By Wesley J. Smith, J.D., Special Consultant to the CBC
Just because we can do something in science, that doesn’t mean we should do it. That verity should be kept in mind as we ponder the news that scientists have created an artificial bacterium using synthetic genes. From the story:
Scientists in the US have succeeded in developing the first living cell to be controlled entirely by synthetic DNA. The researchers constructed a bacterium’s “genetic software” and transplanted it into a host cell. The resulting microbe then looked and behaved like the species “dictated” by the synthetic DNA. The advance, published in Science, has been hailed as a scientific landmark, but critics say there are dangers posed by synthetic organisms. Some also suggest that the potential benefits of the technology have been over-stated. But the researchers hope eventually to design bacterial cells that will produce medicines and fuels and even absorb greenhouse gases.

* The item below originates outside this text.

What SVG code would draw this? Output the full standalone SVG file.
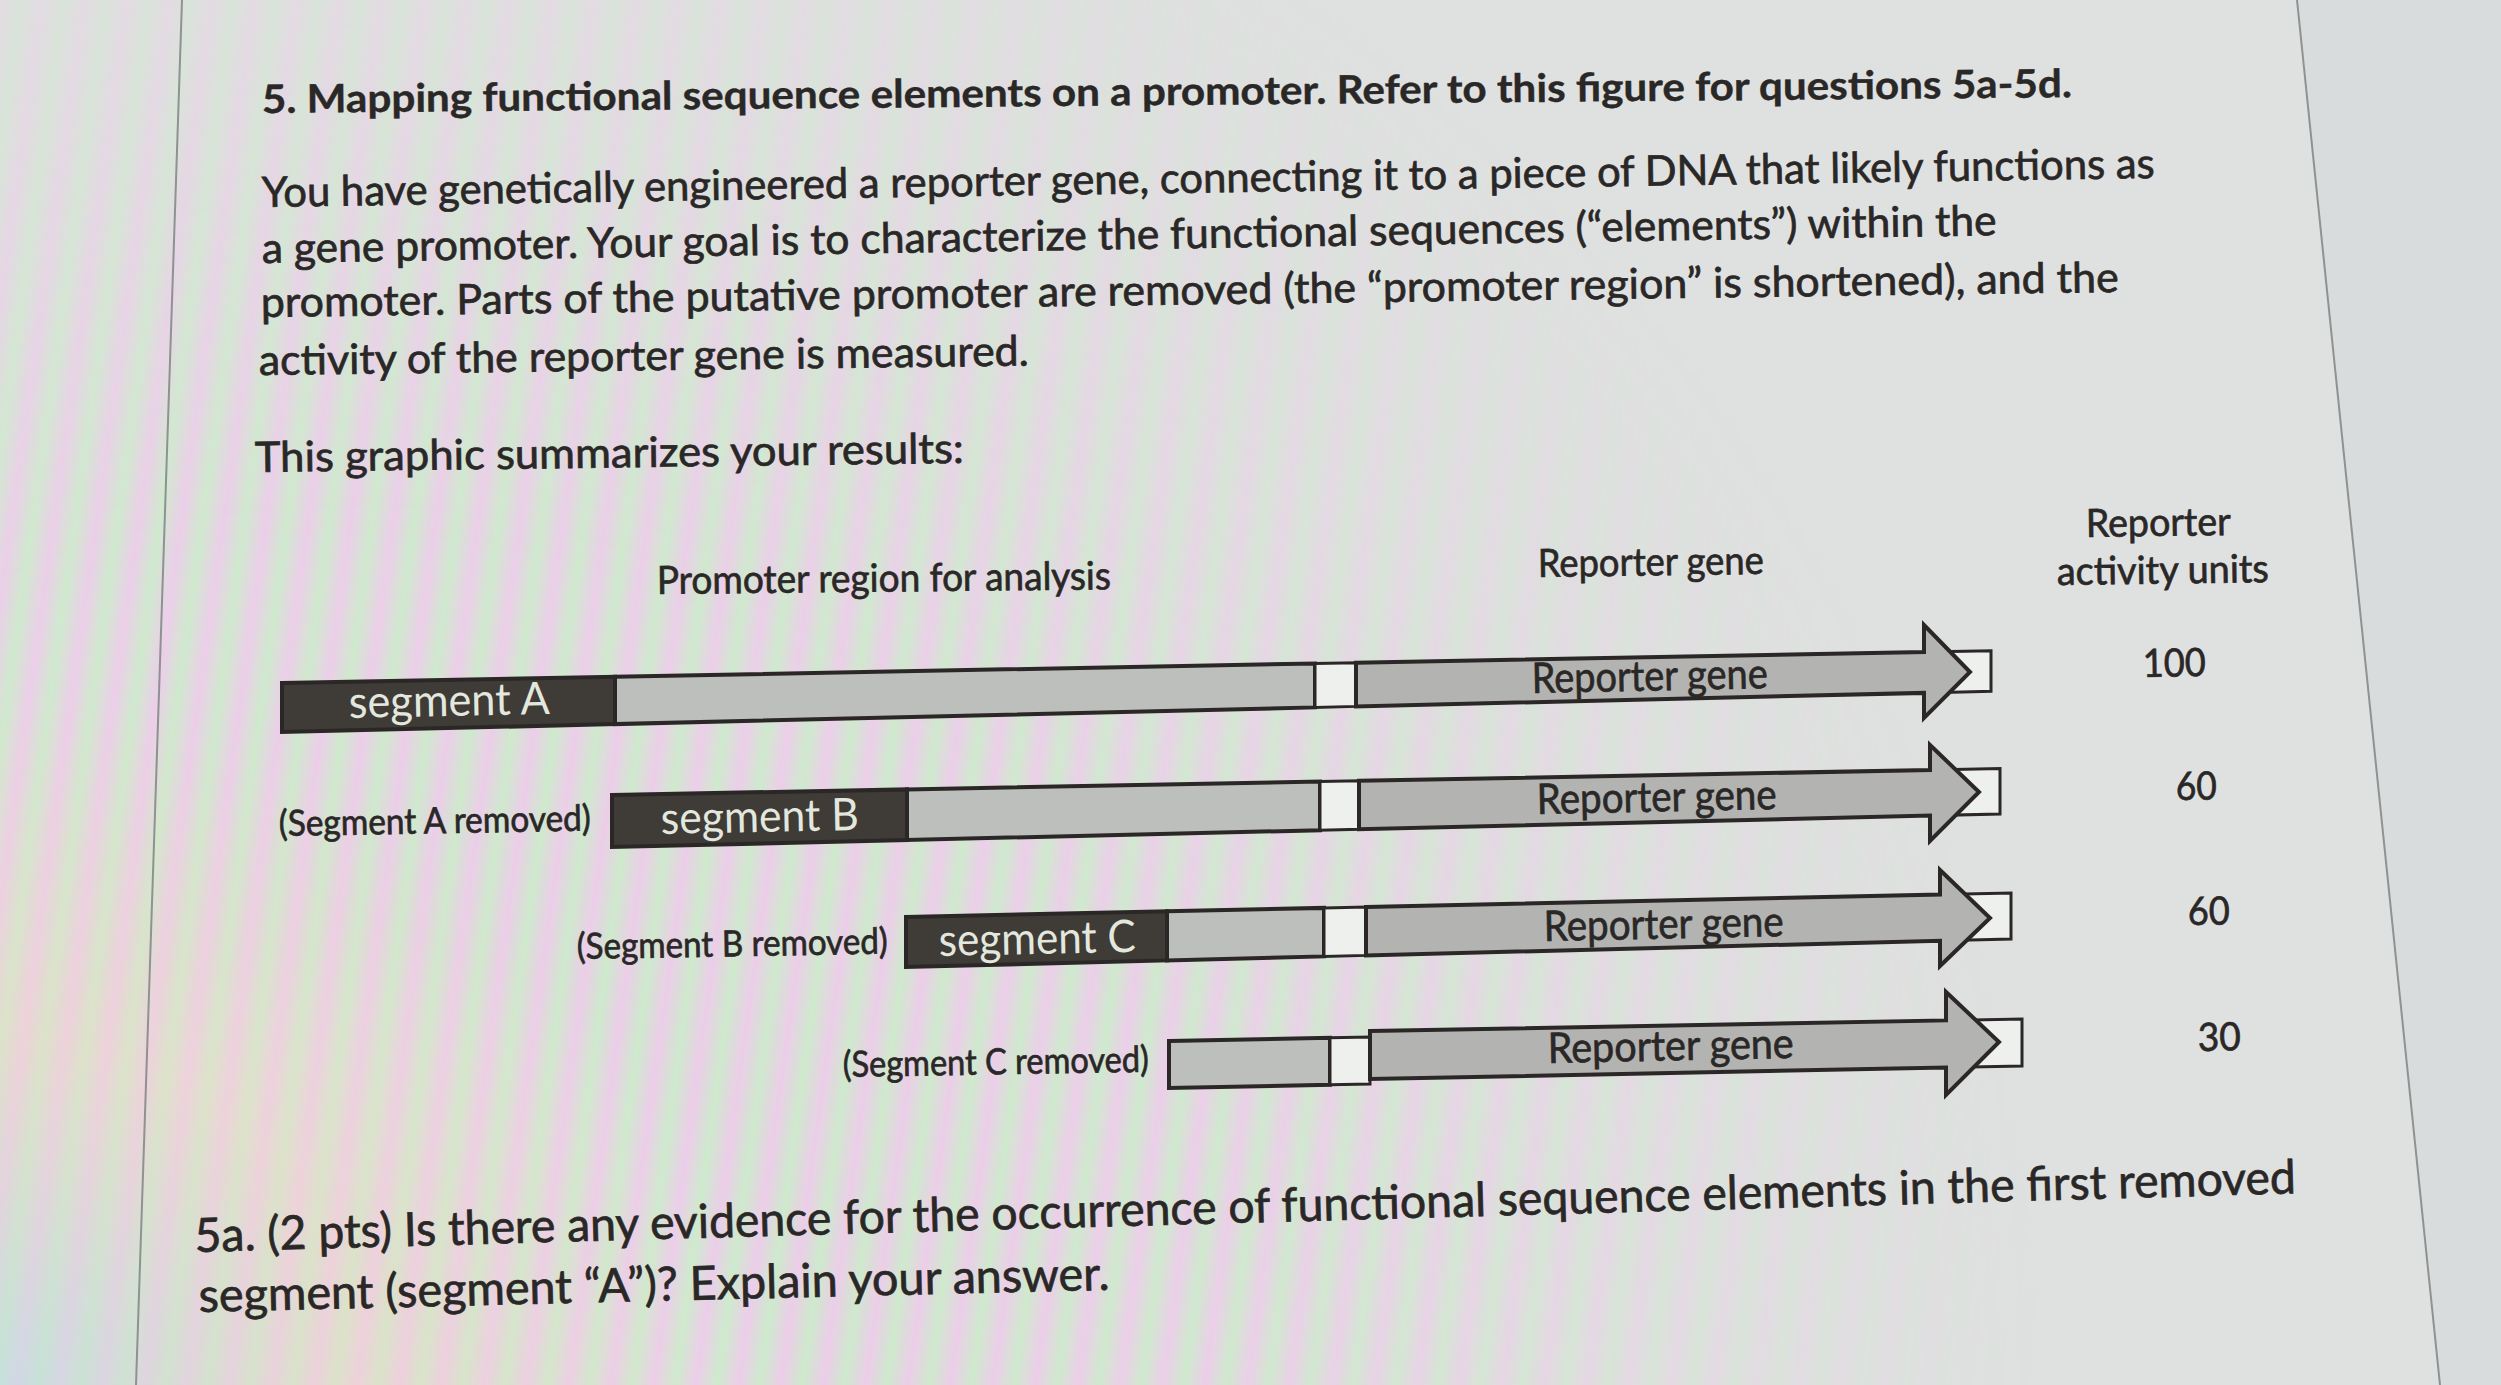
<svg xmlns="http://www.w3.org/2000/svg" width="2501" height="1385" viewBox="0 0 2501 1385">
<style>
.t{font-family:Lato,"Open Sans","Liberation Sans",sans-serif;fill:#2a2727;stroke:#2a2727;stroke-width:0.7}
.b{font-weight:bold;stroke-width:0.4}
.p{font-size:42px}
.lbl{font-size:36px}
.hd{font-size:39px}
.seg{font-family:Lato,"Open Sans","Liberation Sans",sans-serif;font-size:45px;fill:#e3e8de}
.rg{font-size:42px}
.dark{fill:#3f3b37;stroke:#2b2727;stroke-width:4;stroke-linejoin:miter}
.grey{fill:#bdbfbc;stroke:#2b2727;stroke-width:4}
.white{fill:#eef0ee;stroke:#2b2727;stroke-width:3}
.arrow{fill:#b3b4b1;stroke:#2b2727;stroke-width:4;stroke-linejoin:miter}
.edge{stroke:#8e9292;stroke-width:2;fill:none}
</style>
<defs>
<linearGradient id="stripeGrad" x1="0" x2="1" y1="0" y2="0">
<stop offset="0" stop-color="#edccea"/>
<stop offset="0.5" stop-color="#cdeacb"/>
<stop offset="1" stop-color="#edccea"/>
</linearGradient>
<pattern id="moire" width="42" height="40" patternUnits="userSpaceOnUse" patternTransform="rotate(8)">
<rect width="42" height="40" fill="url(#stripeGrad)"/>
</pattern>
<radialGradient id="fade" cx="350" cy="1385" r="1700" gradientUnits="userSpaceOnUse">
<stop offset="0" stop-color="#ffffff"/>
<stop offset="0.5" stop-color="#f0f0f0"/>
<stop offset="0.75" stop-color="#707070"/>
<stop offset="1" stop-color="#000000"/>
</radialGradient>
<mask id="moireMask"><rect width="2501" height="1385" fill="url(#fade)"/></mask>
<radialGradient id="tint" cx="0" cy="1385" r="700" gradientUnits="userSpaceOnUse">
<stop offset="0" stop-color="#bcdde2" stop-opacity="0.6"/>
<stop offset="0.5" stop-color="#f0d8c4" stop-opacity="0.4"/>
<stop offset="1" stop-color="#f0d8c4" stop-opacity="0"/>
</radialGradient>
</defs>

<g id="background">
<rect width="2501" height="1385" fill="#dfe1e0"/>
<rect width="2501" height="1385" fill="url(#moire)" mask="url(#moireMask)"/>
<rect width="2501" height="1385" fill="url(#tint)"/>
<polygon points="2297,0 2501,0 2501,1385 2440,1385" fill="#d9dcdc"/>
<line class="edge" x1="182" y1="0" x2="136" y2="1385"/>
<line class="edge" x1="2297" y1="0" x2="2440" y2="1385"/>
</g>

<g id="question-text">
<text class="t b" font-size="39" x="262" y="113" textLength="1810" lengthAdjust="spacingAndGlyphs" transform="rotate(-0.5 262 113)">5. Mapping functional sequence elements on a promoter. Refer to this figure for questions 5a-5d.</text>
<text class="t p" x="262" y="207" textLength="1893" lengthAdjust="spacingAndGlyphs" transform="rotate(-0.88 262 207)">You have genetically engineered a reporter gene, connecting it to a piece of DNA that likely functions as</text>
<text class="t p" x="262" y="263" textLength="1735" lengthAdjust="spacingAndGlyphs" transform="rotate(-0.92 262 263)">a gene promoter. Your goal is to characterize the functional sequences (“elements”) within the</text>
<text class="t p" x="261" y="317" textLength="1858" lengthAdjust="spacingAndGlyphs" transform="rotate(-0.77 261 317)">promoter. Parts of the putative promoter are removed (the “promoter region” is shortened), and the</text>
<text class="t p" x="259" y="375" textLength="770" lengthAdjust="spacingAndGlyphs" transform="rotate(-0.7 259 375)">activity of the reporter gene is measured.</text>
<text class="t p" x="255" y="472" textLength="709" lengthAdjust="spacingAndGlyphs" transform="rotate(-0.73 255 472)">This graphic summarizes your results:</text>
<text class="t" font-size="47" x="195" y="1252" textLength="2102" lengthAdjust="spacingAndGlyphs" transform="rotate(-1.6 195 1252)">5a. (2 pts) Is there any evidence for the occurrence of functional sequence elements in the first removed</text>
<text class="t" font-size="47" x="199" y="1312" textLength="911" lengthAdjust="spacingAndGlyphs" transform="rotate(-1.4 199 1312)">segment (segment “A”)? Explain your answer.</text>
</g>

<g id="headers">
<text class="t hd" x="657" y="594" textLength="454" lengthAdjust="spacingAndGlyphs" transform="rotate(-0.6 657 594)">Promoter region for analysis</text>
<text class="t hd" x="1538" y="577" textLength="226" lengthAdjust="spacingAndGlyphs" transform="rotate(-0.8 1538 577)">Reporter gene</text>
<text class="t hd" x="2086" y="537" textLength="145" lengthAdjust="spacingAndGlyphs" transform="rotate(-0.8 2086 537)">Reporter</text>
<text class="t hd" x="2057" y="585" textLength="212" lengthAdjust="spacingAndGlyphs" transform="rotate(-0.8 2057 585)">activity units</text>
</g>

<g id="row1">
<polygon class="dark" points="282,683 615,676.7 615,724.1 282,732"/>
<polygon class="grey" points="615,676.7 1315,663.5 1315,707.4 615,724.1"/>
<polygon class="white" points="1315,663.5 1356,662.7 1356,706.4 1315,707.4"/>
<polygon class="white" points="1924,652 1991,650.7 1991,691.3 1924,692.9"/>
<polygon class="arrow" points="1356,662.7 1924,652 1924,625 1970,672 1924,718 1924,692.9 1356,706.4"/>
<text class="seg" x="349" y="718" textLength="201" lengthAdjust="spacingAndGlyphs" transform="rotate(-1.2 349 718)">segment A</text>
<text class="t rg" x="1532" y="693" textLength="236" lengthAdjust="spacingAndGlyphs" transform="rotate(-1.2 1532 693)">Reporter gene</text>
<text class="t hd" x="2143" y="677" textLength="63" lengthAdjust="spacingAndGlyphs" transform="rotate(-1 2143 677)">100</text>
</g>

<g id="row2">
<text class="t lbl" x="279" y="836" textLength="312" lengthAdjust="spacingAndGlyphs" transform="rotate(-1 279 836)">(Segment A removed)</text>
<polygon class="dark" points="612,795 907,789.4 907,840 612,847"/>
<polygon class="grey" points="907,789.4 1320,781.5 1320,830.2 907,840"/>
<polygon class="white" points="1320,781.5 1359,780.8 1359,829.2 1320,830.2"/>
<polygon class="white" points="1930,770 2000,768.6 2000,814 1930,815.6"/>
<polygon class="arrow" points="1359,780.8 1930,770 1930,745 1979,792 1930,841 1930,815.6 1359,829.2"/>
<text class="seg" x="661" y="834" textLength="198" lengthAdjust="spacingAndGlyphs" transform="rotate(-1.2 661 834)">segment B</text>
<text class="t rg" x="1537" y="814" textLength="240" lengthAdjust="spacingAndGlyphs" transform="rotate(-1.2 1537 814)">Reporter gene</text>
<text class="t hd" x="2176" y="800" textLength="41" lengthAdjust="spacingAndGlyphs" transform="rotate(-1 2176 800)">60</text>
</g>

<g id="row3">
<text class="t lbl" x="577" y="959" textLength="311" lengthAdjust="spacingAndGlyphs" transform="rotate(-1 577 959)">(Segment B removed)</text>
<polygon class="dark" points="906,917 1167,911.3 1167,960.4 906,967"/>
<polygon class="grey" points="1167,911.3 1324,907.9 1324,956.4 1167,960.4"/>
<polygon class="white" points="1324,907.9 1366,907 1366,955.4 1324,956.4"/>
<polygon class="white" points="1940,894.6 2011,893 2011,939 1940,940.8"/>
<polygon class="arrow" points="1366,907 1940,894.6 1940,870 1990,918 1940,966 1940,940.8 1366,955.4"/>
<text class="seg" x="939" y="956" textLength="197" lengthAdjust="spacingAndGlyphs" transform="rotate(-1.2 939 956)">segment C</text>
<text class="t rg" x="1544" y="941" textLength="240" lengthAdjust="spacingAndGlyphs" transform="rotate(-1.2 1544 941)">Reporter gene</text>
<text class="t hd" x="2188" y="925" textLength="42" lengthAdjust="spacingAndGlyphs" transform="rotate(-1 2188 925)">60</text>
</g>

<g id="row4">
<text class="t lbl" x="843" y="1077" textLength="306" lengthAdjust="spacingAndGlyphs" transform="rotate(-1 843 1077)">(Segment C removed)</text>
<polygon class="grey" points="1169,1041 1330,1037.8 1330,1084.8 1169,1088"/>
<polygon class="white" points="1330,1037.8 1370,1037 1370,1084 1330,1084.8"/>
<polygon class="white" points="1946,1020.4 2022,1019 2022,1066 1946,1067.5"/>
<polygon class="arrow" points="1370,1031 1946,1020.4 1946,992 1999,1042 1946,1095 1946,1067.5 1370,1079"/>
<text class="t rg" x="1548" y="1063" textLength="246" lengthAdjust="spacingAndGlyphs" transform="rotate(-1.2 1548 1063)">Reporter gene</text>
<text class="t hd" x="2198" y="1051" textLength="43" lengthAdjust="spacingAndGlyphs" transform="rotate(-1 2198 1051)">30</text>
</g>
</svg>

I would note that scientists have not made life out of non life. But it is a remarkable achievement, and one that needs to be very carefully controlled because of the potential havoc it could cause:
Dr Helen Wallace from Genewatch UK, an organisation that monitors developments in genetic technologies, told BBC News that synthetic bacteria could be dangerous. “If you release new organisms into the environment, you can do more harm than good,” she said. “By releasing them into areas of pollution, [with the aim of cleaning it up], you’re actually releasing a new kind of pollution.”
And indeed, a pollution that can grow exponentially.
One can see many potential benefits — and ethical perils — of this advance, including in human medicine. But for now, it seems to me the primary concern is safety and the need to protect the environment. But we had better start thinking about how to regulate the technology. The last thing we need is a synthetic life wild, wild, west.